Macquarie Asset Management is spinning off its core and core-plus real estate activities into an independent investment manager with €11.4 billion ($12.4 billion) in assets under management.
The new business, called Manova Partners, will largely consist of the real estate platform acquired through the 2018 purchase of Germany’s GLL Real Estate Partners, Macquarie said in a release.
A strategic review conducted by the Australian finance giant found that the real estate arm’s next phase of growth would be best served by operating independently as a boutique investment manager, to be headquartered in Munich.
Christian Goebel and Florian Winkle, who joined Macquarie Asset Management from GLL, will lead Manova Partners as co-CEOs, espousing a “research-led, boots-on-the-ground” approach.
“Launching Manova Partners as an independent and specialised real estate player will allow us to further develop this offering, identifying differentiated opportunities in established and growing markets,” Goebel and Winkle said. “It will also ensure we remain agile and responsive to our clients’ evolving needs.”
Employee-Owned Enterprise
More than 150 staff are expected to transfer from Macquarie Asset Management to Manova Partners, which is targeting a fourth-quarter launch after the satisfaction of closing conditions and regulatory approvals.

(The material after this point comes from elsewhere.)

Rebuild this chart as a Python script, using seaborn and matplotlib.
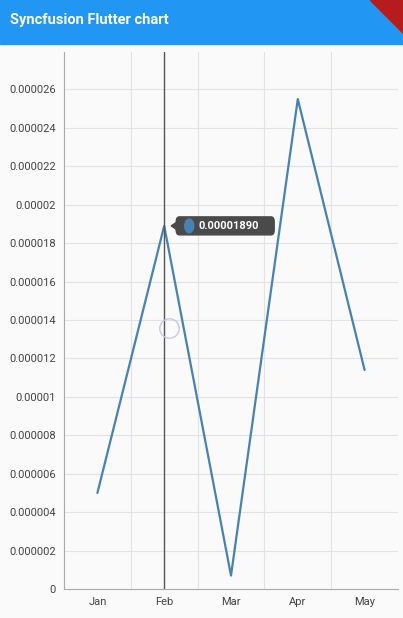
import matplotlib
matplotlib.use("Agg")
import matplotlib.pyplot as plt
import seaborn as sns
import pandas as pd
from matplotlib.patches import Rectangle, Polygon, FancyBboxPatch, Circle

months = ["Jan", "Feb", "Mar", "Apr", "May"]
values = [0.0000050, 0.0000189, 0.0000007, 0.0000255, 0.0000114]
ytick_vals = [0, 0.000002, 0.000004, 0.000006, 0.000008, 0.00001, 0.000012, 0.000014,
              0.000016, 0.000018, 0.00002, 0.000022, 0.000024, 0.000026]
ytick_labels = ["0", "0.000002", "0.000004", "0.000006", "0.000008", "0.00001", "0.000012",
                "0.000014", "0.000016", "0.000018", "0.00002", "0.000022", "0.000024", "0.000026"]
tooltip_text = "0.00001890"
title = "Syncfusion Flutter chart"

sns.set_style("white")
plt.rcParams['font.family'] = ['Roboto', 'DejaVu Sans']
W, H = 403, 618
fig = plt.figure(figsize=(W/100, H/100), dpi=100, facecolor="#FAFAFA")

# app bar
fig.patches.append(Rectangle((0, 1-44/H), 1, 44/H, transform=fig.transFigure, color="#2196F3"))
fig.text(10/W, 1-20/H, title, color="white", fontsize=10.5, fontweight="bold", va="center")
fig.patches.append(Polygon([[370/W, 1], [403/W, 1], [403/W, 1-33/H]], closed=True,
                           transform=fig.transFigure, color="#B71C1C"))

ax = fig.add_axes([64/W, 1-589/H, 334/W, 537/H])
ax.set_facecolor("#FAFAFA")
df = pd.DataFrame({"x": range(len(months)), "y": values})
sns.lineplot(data=df, x="x", y="y", ax=ax, color="#4682B4", linewidth=1.6)
ax.set_xlim(-0.5, 4.5)
ax.set_ylim(0, 0.00002795)
ax.set_xticks(range(5))
ax.set_xticklabels(months, fontsize=8, color="#444")
ax.set_yticks(ytick_vals)
ax.set_yticklabels(ytick_labels, fontsize=8, color="#444")
ax.set_xlabel(""); ax.set_ylabel("")
for v in ytick_vals[1:]:
    ax.axhline(v, color="#E3E3E3", lw=0.8, zorder=0)
for b in [0.5, 1.5, 2.5, 3.5]:
    ax.axvline(b, color="#E3E3E3", lw=0.8, zorder=0)
for s in ["top", "right"]:
    ax.spines[s].set_visible(False)
for s in ["left", "bottom"]:
    ax.spines[s].set_color("#AAAAAA"); ax.spines[s].set_linewidth(0.8)
ax.tick_params(axis="both", length=4, color="#AAAAAA", pad=2)

# trackball
ax.axvline(1, color="#555555", lw=1)
ax.add_patch(Circle((1.07, 0.0000136), 0.0, transform=ax.transData))
ax.plot([1.07], [0.0000136], marker="o", ms=14, mfc="none", mec="#C8C8E8", mew=1)
bx = ax.transData.transform((1, values[1]))
fx, fy = bx[0]/ (W*1.0) , bx[1]/(H*1.0)
fig.patches.append(FancyBboxPatch((fx + 12/W, fy - 9/H), 98/W, 18/H,
                   boxstyle="round,pad=0,rounding_size=0.008", transform=fig.transFigure,
                   color="#4A4A4A", zorder=5))
fig.patches.append(Polygon([[fx + 7/W, fy], [fx + 13/W, fy + 4/H], [fx + 13/W, fy - 4/H]],
                           transform=fig.transFigure, color="#4A4A4A", zorder=5))
fig.patches.append(Circle((fx + 25/W, fy), 4.5/W, transform=fig.transFigure, color="#4682B4", zorder=6))
fig.text(fx + 34/W, fy, tooltip_text, color="white", fontsize=8, fontweight="bold", va="center", zorder=7)

fig.savefig("out.png", dpi=100, facecolor=fig.get_facecolor())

Upon completion of the transaction, Manova will be an independent company owned by its employees, with 17 locations worldwide and a portfolio of more than 170 properties and development projects across Europe, the Americas and Asia Pacific.
In June, Macquarie Asset Management announced the final closing of an opportunistic real estate fund, with the vehicle having raised $1.9 billion in equity commitments to deploy under a global mandate focused predominantly on developed markets.
Macquarie Real Estate Partners is the second vehicle under the firm’s opportunistic real estate fund series after the Asia Pacific opportunistic real estate partnership (MREP Asia 1), which reached a final close in 2021 with A$1.1 billion ($850 million) in equity commitments and is now deployed across developed markets in the region.
Macquarie Asset Management’s global head of real estate, Brett Robson, left the firm earlier this year and was succeeded in the role by Eric Wurtzebach, previously head of principal investment and management for the Americas at Macquarie Real Estate.
Active in APAC
With A$30.7 billion of global assets under management across core, core-plus and opportunistic strategies as of June 2023, Macquarie Asset Management’s real estate division has been actively deploying capital in Asia Pacific, with James Kemp, the fund manager’s head of APAC real estate, telling Mingtiandi last November that Japan was a key market for logistics investment.
Macquarie Asset Management has invested in a number of APAC logistics platforms over the last 15 years, including having been an early backer of regional player Logos (now part of HKEX-listed ESR) and once ranking as its largest shareholder.
The company is currently managing a sales process for Australian data centre operator AirTrunk, which could end up valued at $9.8 billion. A consortium led by Macquarie Infrastructure and Real Assets acquired an 88 percent stake in AirTrunk from Goldman Sachs, Sixth Street Partners and AirTrunk founder Robin Khuda in 2020.